Allister Heath uses his favourite adjective twice in today's editorial about Blinky:
Ed Balls’ series of proposals probably amount to a debt-financed boost to demand of £18bn, roughly 1.2 per cent of GDP. This includes his proposal to cut VAT back to 17.5 per cent, and his bid to move forward infrastructure projects, partly compensated for by yet another crippling £2bn-£3bn tax on banks (additional to Osborne’s own new tax) (1).

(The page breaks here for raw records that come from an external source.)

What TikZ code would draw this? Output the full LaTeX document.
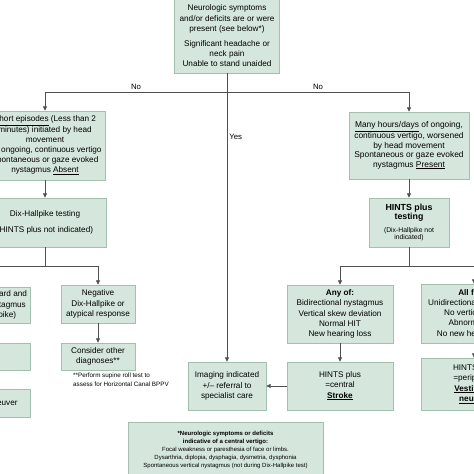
\documentclass[tikz,border=0pt]{standalone}
\usepackage{fontspec}
\setmainfont{Liberation Sans}
\usetikzlibrary{arrows.meta}

\definecolor{boxfill}{RGB}{213,231,221}
\definecolor{boxline}{RGB}{163,192,175}
\definecolor{wire}{RGB}{80,80,80}

\newcommand{\finetext}{\fontsize{6.8}{7.5}\selectfont}

\begin{document}
\begin{tikzpicture}[
    x=1pt, y=-1pt,
    box/.style 2 args={draw=boxline, fill=boxfill, align=center, inner sep=1pt,
                       minimum width=#1, minimum height=#2,
                       font=\fontsize{8.2}{10.2}\selectfont},
    link/.style={draw=wire, line width=0.8pt, -{Triangle[length=4.5pt,width=4pt]}},
    every edge/.style={link},
    lbl/.style={font=\fontsize{7.8}{9}\selectfont, inner sep=2pt},
    note/.style={align=left, inner sep=0pt, font=\fontsize{6.3}{8.6}\selectfont}
  ]

  \fill[white] (0,0) rectangle (474,474);
  \useasboundingbox (0,0) rectangle (474,474);
  \clip (0,0) rectangle (474,474);

  % top question
  \node[box={105pt}{74pt}] (onset) at (227,36)
    {Neurologic symptoms\\and/or deficits are or were\\present (see below*)\\[5pt]%
     Significant headache or\\neck pain\\Unable to stand unaided};

  % left branch
  \node[box={120pt}{69pt}] (brief) at (45,145.5)
    {\underline{Short episodes} (Less than 2\\minutes) initiated by head\\movement\\%
     No ongoing, continuous vertigo\\Spontaneous or gaze evoked\\nystagmus \underline{Absent}};
  \node[box={122pt}{49pt}] (dixtest) at (45,222.5)
    {Dix-Hallpike testing\\[6pt](HINTS plus not indicated)};
  \node[box={84pt}{36pt}] (posdix) at (-12,305)
    {Torsional upward and\\geotropic nystagmus\\(+ Dix-Hallpike)};
  \node[box={84pt}{27pt}] (bppv) at (-12,356.5) {};
  \node[box={84pt}{28pt}] (epley) at (-12,403) {Epley maneuver};
  \node[box={74pt}{38pt}] (negdix) at (98,304)
    {Negative\\Dix-Hallpike or\\atypical response};
  \node[box={74pt}{27pt}] (other) at (98,356.5) {Consider other\\diagnoses**};
  \node[note, anchor=north west] (rolltest) at (73,373)
    {**Perform supine roll test to\\assess for Horizontal Canal BPPV};

  % middle
  \node[box={78pt}{48pt}] (imaging) at (227,386)
    {Imaging indicated\\+/-- referral to\\specialist care};

  % right branch
  \node[box={120pt}{67pt}, font=\fontsize{8.4}{9.4}\selectfont] (prolonged) at (409,145.5)
    {\underline{Many hours/days} of ongoing,\\continuous vertigo, worsened\\by head movement\\%
     Spontaneous or gaze evoked\\nystagmus \underline{Present}};
  \node[box={80pt}{49pt}, font=\fontsize{8.8}{9.6}\selectfont] (hints) at (409,222.5)
    {\textbf{HINTS plus}\\\textbf{testing}\\[3pt]{\finetext(Dix-Hallpike not}\\[-2.5pt]{\finetext indicated)}};
  \node[box={106pt}{58pt}] (anyof) at (340,314)
    {\textbf{Any of:}\\Bidirectional nystagmus\\Vertical skew deviation\\Normal HIT\\New hearing loss};
  \node[box={106pt}{48pt}] (central) at (340,386)
    {HINTS plus\\=central\\\textbf{\underline{Stroke}}};
  \node[box={106pt}{59pt}] (allfour) at (474,313.5)
    {\textbf{All four:}\\Unidirectional nystagmus\\No vertical skew\\Abnormal HIT\\No new hearing loss};
  \node[box={106pt}{52pt}] (periph) at (474,384)
    {HINTS plus\\=peripheral\\\textbf{\underline{Vestibular}}\\\textbf{\underline{neuritis}}};

  % footnote
  \node[box={195pt}{56pt}, font=\fontsize{6}{8}\selectfont] (central-signs) at (225.5,450)
    {\textbf{*Neurologic symptoms or deficits}\\\textbf{indicative of a central vertigo:}\\%
     Focal weakness or paresthesia of face or limbs.\\%
     Dysarthria, diplopia, dysphagia, dysmetria, dysphonia\\%
     Spontaneous vertical nystagmus (not during Dix-Hallpike test)};

  % connectors
  \coordinate (fork) at (227,92);
  \coordinate (dixsplit) at (45,266);
  \coordinate (hintsplit) at (409,266);

  \path (onset) edge node[lbl, right, pos=0.22] {Yes} (imaging);
  \draw[link] (fork) -| node[lbl, above, pos=0.25] {No} (brief);
  \draw[link] (fork) -| node[lbl, above, pos=0.25] {No} (prolonged);

  \path (brief) edge (dixtest);
  \draw[draw=wire, line width=0.8pt] (dixtest) -- (dixsplit);
  \draw[link] (dixsplit) -| (posdix);
  \draw[link] (dixsplit) -| (negdix);
  \path (negdix) edge (other);

  \path (prolonged) edge (hints);
  \draw[draw=wire, line width=0.8pt] (hints) -- (hintsplit);
  \draw[link] (hintsplit) -| (anyof);
  \draw[link] (hintsplit) -| (allfour);
  \path (anyof) edge (central);
  \path (central) edge (imaging);
  \path (allfour) edge (periph);

\end{tikzpicture}
\end{document}
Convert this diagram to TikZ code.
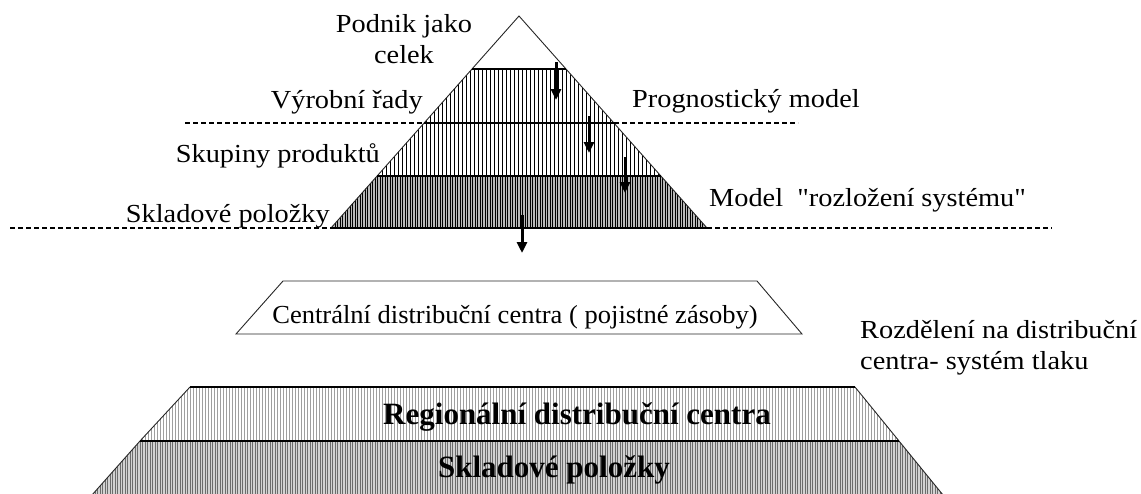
\documentclass[tikz,border=0pt]{standalone}
\usepackage{fontspec}
\setmainfont{Liberation Serif}
\newfontfamily\lblfont{Liberation Serif}[FakeStretch=1.09]
\newfontfamily\centralfont{Liberation Serif}[FakeStretch=1.02]
\newfontfamily\plainserif{Liberation Serif}
\usetikzlibrary{arrows.meta}
\tikzset{
  lbl/.style={inner sep=0pt, font=\lblfont\fontsize{26}{31}\selectfont},
  boldlbl/.style={inner sep=0pt, font=\plainserif\bfseries\fontsize{31}{34}\selectfont},
  arr/.style={line width=3pt, -{Triangle[length=11pt,width=10pt]}},
  dashline/.style={line width=1.4pt, dash pattern=on 5pt off 3pt},
  edge/.style={line width=0.9pt, black!85},
  band/.style={line width=1.5pt, black}
}
\begin{document}
\begin{tikzpicture}[x=1pt,y=-1pt]
\useasboundingbox (0,0) rectangle (1141,493);

% ---------- pyramid hatching ----------
\begin{scope}
  \clip (472,69) -- (566,69) -- (661,176) -- (377,176) -- cycle;
  \foreach \x in {370,374,...,672} \draw[line width=0.9pt] (\x,60) -- (\x,180);
\end{scope}
\begin{scope}
  \clip (377,176) -- (661,176) -- (707,228) -- (331,228) -- cycle;
  \fill[gray!55] (320,170) rectangle (720,232);
  \foreach \x in {330,332.5,...,710} \draw[line width=0.8pt] (\x,170) -- (\x,232);
\end{scope}

% ---------- pyramid outline ----------
\coordinate (apex) at (519,16);
\coordinate (bl) at (331,228);
\coordinate (br) at (707,228);
\draw[edge] (bl) -- (apex) -- (br);
\draw[band] (472,69) -- (566,69);
\draw[band] (424,123) -- (614,123);
\draw[band] (377,176) -- (661,176);
\draw[band] (bl) -- (br);

% ---------- dashed lines ----------
\coordinate (d1a) at (185,123);  \coordinate (d1b) at (424,123);
\coordinate (d2a) at (614,123);  \coordinate (d2b) at (798,123);
\coordinate (d3a) at (10,228);   \coordinate (d4b) at (1052,228);
\draw[dashline] (d1a) -- (d1b);
\draw[dashline] (d2a) -- (d2b);
\draw[dashline] (d3a) -- (bl);
\draw[dashline] (br) -- (d4b);

% ---------- arrows ----------
\coordinate (a1s) at (556,62);  \coordinate (a1e) at (556,100);
\coordinate (a2s) at (589,116); \coordinate (a2e) at (589,153);
\coordinate (a3s) at (625,157); \coordinate (a3e) at (625,193);
\coordinate (a4s) at (522,215); \coordinate (a4e) at (522,253);
\draw[arr] (a1s) -- (a1e);
\draw[arr] (a2s) -- (a2e);
\draw[arr] (a3s) -- (a3e);
\draw[arr] (a4s) -- (a4e);

% ---------- pyramid labels ----------
\node[lbl, anchor=base] (podnik1) at (404,32) {Podnik jako};
\node[lbl, anchor=base] (podnik2) at (404,63) {celek};
\node[lbl, anchor=base east] (vyrobni) at (423,108) {Výrobní řady};
\node[lbl, anchor=base east] (skupiny) at (380,162) {Skupiny produktů};
\node[lbl, anchor=base east] (sklad1) at (330,222) {Skladové položky};
\node[lbl, anchor=base west] (progn) at (632,107) {Prognostický model};
\node[lbl, anchor=base west] (model) at (709,206) {Model\ \ "rozložení systému"};

% ---------- central trapezoid ----------
\draw[edge] (283,281) -- (757,281) -- (802,334) -- (236,334) -- cycle;
\node[inner sep=0pt, font=\centralfont\fontsize{26}{31}\selectfont, anchor=base] (central) at (515,323) {Centrální distribuční centra ( pojistné zásoby)};

\node[lbl, anchor=base west] (rozdel1) at (860,338) {Rozdělení na distribuční};
\node[lbl, anchor=base west] (rozdel2) at (860,369) {centra- systém tlaku};

% ---------- bottom trapezoid ----------
\begin{scope}
  \clip (190,387) -- (855,387) -- (899,441) -- (140,441) -- cycle;
  \foreach \x in {130,133,...,910} \draw[line width=0.7pt, gray!75] (\x,380) -- (\x,445);
\end{scope}
\begin{scope}
  \clip (140,441) -- (899,441) -- (943,495) -- (92,495) -- cycle;
  \fill[gray!35] (80,438) rectangle (960,500);
  \foreach \x in {85,87.5,...,955} \draw[line width=0.8pt, gray!85!black] (\x,438) -- (\x,500);
\end{scope}
\draw[edge] (92,495) -- (140,441) -- (190,387);
\draw[edge] (855,387) -- (899,441) -- (943,495);
\draw[band] (190,387) -- (855,387);
\draw[band] (140,441) -- (899,441);

\node[boldlbl, anchor=base] (regional) at (577,424) {Regionální distribuční centra};
\node[boldlbl, anchor=base] (sklad2) at (554,477) {Skladové položky};
\end{tikzpicture}
\end{document}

From a Keynesian perspective, it would make only a small difference. Even on its own terms, it is only just better than a gimmick. It certainly wouldn’t mark a major intellectual shift. Even if it did trigger more consumption, quite a lot of this would be on imported goods, which reduce GDP. A lot of the construction spending would be conducted via imported labour, thus failing to dent domestic unemployment by much. So even if one were to believe Keynesian models in an open-economy context, and pretend that the markets wouldn’t panic, the boost to GDP would be marginal, probably half a per cent or so in the first year and less in subsequent years.(2)
In the longer run, taxes would have to be hiked; given that Balls is obsessed with (3) cutting taxes on consumption (4), that would mean even higher incentive-destroying taxes on income and capital (5). It was interesting that Balls said yesterday that "the issue of land taxation is one which we should actively look at" – in other words, he is moving closer to the kinds of crippling wealth taxes (6) beloved of Vince Cable.
It is strange that Balls appears to think that what the UK needs more of today is debt-financed consumption; in reality it needs to rebalance towards investment, savings and exports. (7)
1) UK banks are in rude financial health (partly propped up with subsidies), swiping £2 or £3 billion back again (or not giving it to them in the first place) is not going to "cripple" them.
2) I'd pretty much agree with this paragraph. UK government spending is wildly out of control, it's far beyond the point where it can possibly add to output and is well into the level where it decreases it.
3) Note the use of the emotive word "obsessed". It just so happens that VAT is the most damaging tax, economically (whether Blinky wants to cut VAT for good or bad reasons is secondary). It's just that Allister Heath's paymasters are ultimately banks and so on, who are hardly affected by VAT, so he's following the rule that a tax is a good tax as long as somebody else is paying it.
4) VAT is NOT a tax on 'consumption'. Taxes on fuel, fags, booze are taxes on consumption thereof for the simple reason that demand is price inelastic and supply is price elastic; but a general tax on gross profits ('value added') of non-favoured industries is NOT a 'consumption tax', however you dress it up.
The fact that VAT appears on till receipts and not in company accounts is a red herring, you cannot change the economics with accounting rules. It is more or less impossible to design a general spending or consumption tax which doesn't act in exactly the same way as income tax, but far worse.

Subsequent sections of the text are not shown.